Technology can be used as a new method of perpetrating existing international crimes, but it can also inflict novel harms that may only be adequately addressed by the creation of a new offence.
This book analyses how harm has been understood for core international crimes and how digital harms (such as online hate speech and disinformation, sharing footage of crimes online, mass surveillance, and online sexual violence) can be encompassed within definitions of those crimes. It considers theories of criminalisation to determine why digital harms should be criminalised, and explores relevant challenges, such as whether digital harms can meet the gravity threshold under ICL.
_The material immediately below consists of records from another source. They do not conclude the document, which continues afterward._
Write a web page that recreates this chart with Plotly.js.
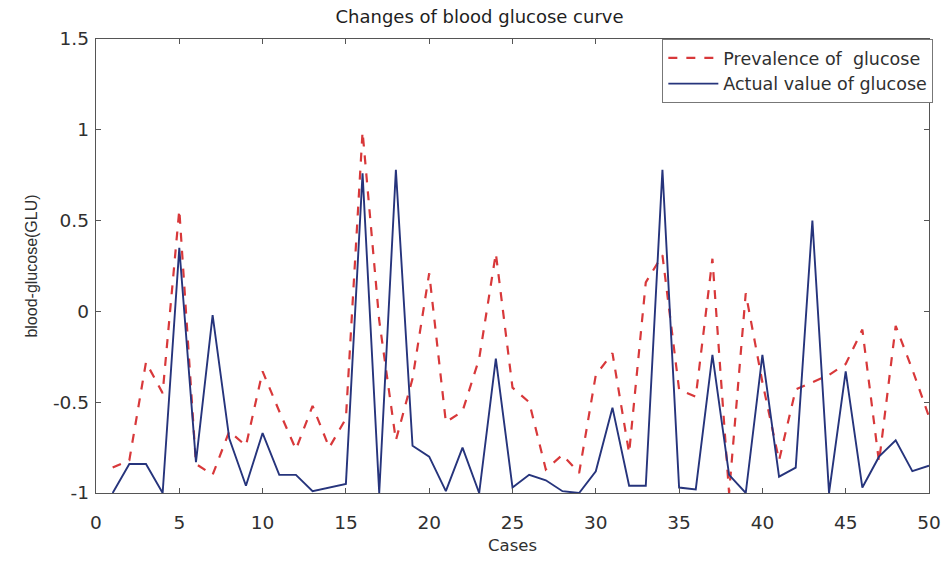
<!DOCTYPE html>
<html>
<head>
<meta charset="utf-8">
<script src="https://cdn.plot.ly/plotly-3.0.1.min.js"></script>
<style>html,body{margin:0;padding:0;background:#fff;}#chart{width:944px;height:563px;}</style>
</head>
<body>
<div id="chart"></div>
<script>
const cases = Array.from({length: 50}, (_, i) => i + 1);
const prevalence = [-0.86, -0.82, -0.28, -0.45, 0.56, -0.84, -0.9, -0.66, -0.74, -0.33,
  -0.55, -0.76, -0.52, -0.75, -0.59, 0.99, -0.05, -0.71, -0.37, 0.21,
  -0.61, -0.55, -0.26, 0.32, -0.42, -0.5, -0.87, -0.79, -0.89, -0.35,
  -0.23, -0.78, 0.16, 0.31, -0.43, -0.47, 0.29, -1.0, 0.1, -0.39,
  -0.82, -0.43, -0.39, -0.35, -0.29, -0.1, -0.83, -0.08, -0.32, -0.58];
const actual = [-1.0, -0.84, -0.84, -1.0, 0.35, -0.83, -0.02, -0.7, -0.96, -0.67,
  -0.9, -0.9, -0.99, -0.97, -0.95, 0.76, -1.0, 0.78, -0.74, -0.8,
  -0.99, -0.75, -1.0, -0.26, -0.97, -0.9, -0.93, -0.99, -1.0, -0.88,
  -0.53, -0.96, -0.96, 0.78, -0.97, -0.98, -0.24, -0.9, -1.0, -0.24,
  -0.91, -0.86, 0.5, -1.0, -0.33, -0.97, -0.8, -0.71, -0.88, -0.85];
const xTicks = [0, 5, 10, 15, 20, 25, 30, 35, 40, 45, 50];
const yTicks = [-1, -0.5, 0, 0.5, 1, 1.5];
const yTickLabels = ['-1', '-0.5', '0', '0.5', '1', '1.5'];
const seriesNames = ['Prevalence of  glucose', 'Actual value of glucose'];

const wide = 'DejaVu Sans, Verdana, sans-serif';
const narrow = 'Liberation Sans, Arial, sans-serif';
const textColor = '#303030';

const traces = [
  {x: cases, y: prevalence, name: seriesNames[0], type: 'scatter', mode: 'lines',
   line: {color: '#d8383a', width: 2.2, dash: 'dash'}},
  {x: cases, y: actual, name: seriesNames[1], type: 'scatter', mode: 'lines',
   line: {color: '#26347c', width: 1.9}}
];

const axisCommon = {
  showgrid: false, zeroline: false, showline: true, linecolor: '#555', linewidth: 1.3,
  mirror: 'allticks', ticks: 'inside', ticklen: 5, tickcolor: '#555', tickwidth: 1,
  tickfont: {family: wide, size: 18.5, color: textColor}
};

const layout = {
  width: 944, height: 563,
  margin: {l: 96, r: 14, t: 39, b: 70},
  paper_bgcolor: '#fff', plot_bgcolor: '#fff',
  font: {family: wide, size: 17, color: textColor},
  title: {text: 'Changes of blood glucose curve', font: {family: wide, size: 18, color: '#1e1e1e'},
          x: 0.508, xanchor: 'center', y: 0.971, yanchor: 'middle'},
  xaxis: Object.assign({}, axisCommon, {
    range: [0, 50], tickvals: xTicks, ticklabelstandoff: 12,
    title: {text: 'Cases', font: {family: wide, size: 16.5, color: textColor}, standoff: 8}
  }),
  yaxis: Object.assign({}, axisCommon, {
    range: [-1, 1.5], tickvals: yTicks, ticktext: yTickLabels, ticklabelstandoff: 2,
    title: {text: 'blood-glucose(GLU)', font: {family: narrow, size: 16, color: textColor}, standoff: 11}
  }),
  legend: {x: 1.004, y: 1, xanchor: 'right', yanchor: 'top', bgcolor: '#fff',
           bordercolor: '#777', borderwidth: 1, font: {family: wide, size: 17.5, color: textColor},
           tracegroupgap: 0, itemwidth: 50},
  showlegend: true
};

Plotly.newPlot('chart', traces, layout, {staticPlot: true, displayModeBar: false});
</script>
</body>
</html>
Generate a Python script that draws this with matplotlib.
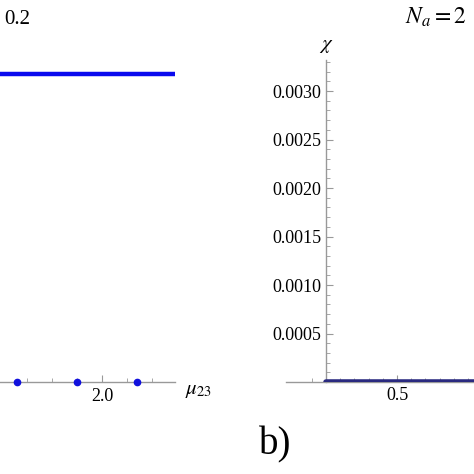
import matplotlib
matplotlib.use("Agg")
import matplotlib.pyplot as plt
from matplotlib.ticker import MultipleLocator, FixedLocator

plt.rcParams['font.family'] = ['Liberation Serif', 'DejaVu Serif']
plt.rcParams['mathtext.fontset'] = 'stix'

# left panel data
left_dots_x = [1.66, 1.90, 2.14]
left_dots_y = [0.0, 0.0, 0.0]
left_line_x = [1.55, 2.292]
left_line_y = [0.170, 0.170]
# right panel data
right_line_x = [0.0, 1.1]
right_line_y = [0.0, 0.0]
right_yticks = [0.0005, 0.0010, 0.0015, 0.0020, 0.0025, 0.0030]

W = 474.0
fig = plt.figure(figsize=(4.74, 4.74), dpi=100)

def px(x0, y_top, x1, y_bot):
    return [x0 / W, 1 - y_bot / W, (x1 - x0) / W, (y_bot - y_top) / W]

gray = '#999999'

# Left panel
axl = fig.add_axes(px(0, 20, 175, 382))
axl.set_xlim(1.592, 2.292)
axl.set_ylim(0, 0.2)
for s in ['left', 'right', 'top']:
    axl.spines[s].set_visible(False)
axl.spines['bottom'].set_color(gray)
axl.spines['bottom'].set_linewidth(1)
axl.plot(left_line_x, left_line_y, color='#0a0aee', lw=3.2, solid_capstyle='butt', clip_on=True)
axl.plot(left_dots_x, left_dots_y, 'o', color='#1010dd', ms=4.5, clip_on=False, zorder=5)
axl.set_yticks([])
axl.xaxis.set_major_locator(FixedLocator([2.0]))
axl.xaxis.set_minor_locator(FixedLocator([1.7, 1.8, 1.9, 2.1, 2.2]))
axl.set_xticklabels(['2.0'])
axl.tick_params(axis='x', which='major', direction='in', length=5, color=gray, labelsize=13, pad=4)
axl.tick_params(axis='x', which='minor', direction='in', length=3, color=gray)
fig.text(4 / W, 1 - 20 / W, '0.2', fontsize=15, va='center', ha='left')
fig.text(185 / W, 1 - 390 / W, r'$\mu_{23}$', fontsize=15, va='center', ha='left')

# Right panel
axr = fig.add_axes(px(286, 60, 474, 382))
axr.set_xlim(-0.282, 1.042)
axr.set_ylim(0, 0.00332)
axr.spines['left'].set_position(('data', 0))
axr.spines['right'].set_visible(False)
axr.spines['top'].set_visible(False)
for s in ['left', 'bottom']:
    axr.spines[s].set_color(gray)
    axr.spines[s].set_linewidth(1)
axr.plot(right_line_x, right_line_y, color='#2a2a80', lw=4, solid_capstyle='round', clip_on=True, zorder=5)
axr.set_yticks(right_yticks)
axr.set_yticklabels([f'{v:.4f}' for v in right_yticks])
axr.yaxis.set_minor_locator(MultipleLocator(0.0001))
axr.xaxis.set_major_locator(FixedLocator([0.5]))
axr.xaxis.set_minor_locator(FixedLocator([-0.1, 0.1, 0.2, 0.3, 0.4, 0.6, 0.7, 0.8, 0.9, 1.0]))
axr.set_xticklabels(['0.5'])
axr.tick_params(axis='both', which='major', direction='in', length=5, color=gray, labelsize=13)
axr.tick_params(axis='both', which='minor', direction='in', length=3, color=gray)
fig.text(326 / W, 1 - 45 / W, r'$\chi$', fontsize=15, va='center', ha='center')

fig.text(405 / W, 1 - 17 / W, r'$N_a = 2$', fontsize=17, va='center', ha='left')
fig.text(275 / W, 1 - 445 / W, 'b)', fontsize=28, va='center', ha='center')

fig.savefig('out.png', dpi=100)
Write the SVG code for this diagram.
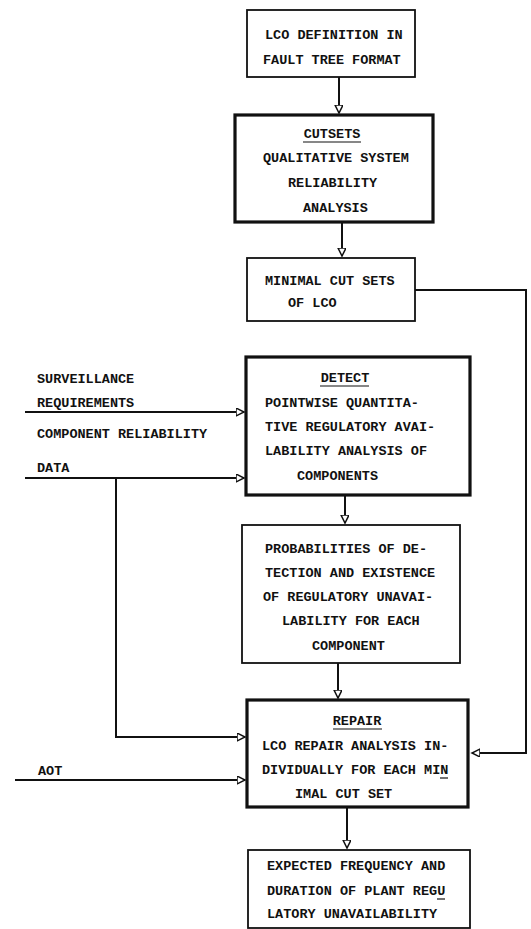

Further, obstacles to prosecuting digital harms at international criminal courts and tribunals (ICCTs) are considered, including jurisdiction, digital evidence concerns, and cooperation between ICCTs and States, private companies, and civil society. The book concludes with two case studies-the beheading of American journalist James Foley by ISIS, which was circulated online, and the digital surveillance used against the Uyghur population in Xinjiang, China-to illustrate how digital harms may be criminalised and prosecuted in practice.
Ultimately, the book argues that digital harms are like the harms traditionally encompassed by international crimes, and that these harms should be criminalised to provide justice to victims. As technology will continue to develop and serve as a vehicle for an increasing array of harms, accounting for digital harm should be an issue at the forefront of ICL.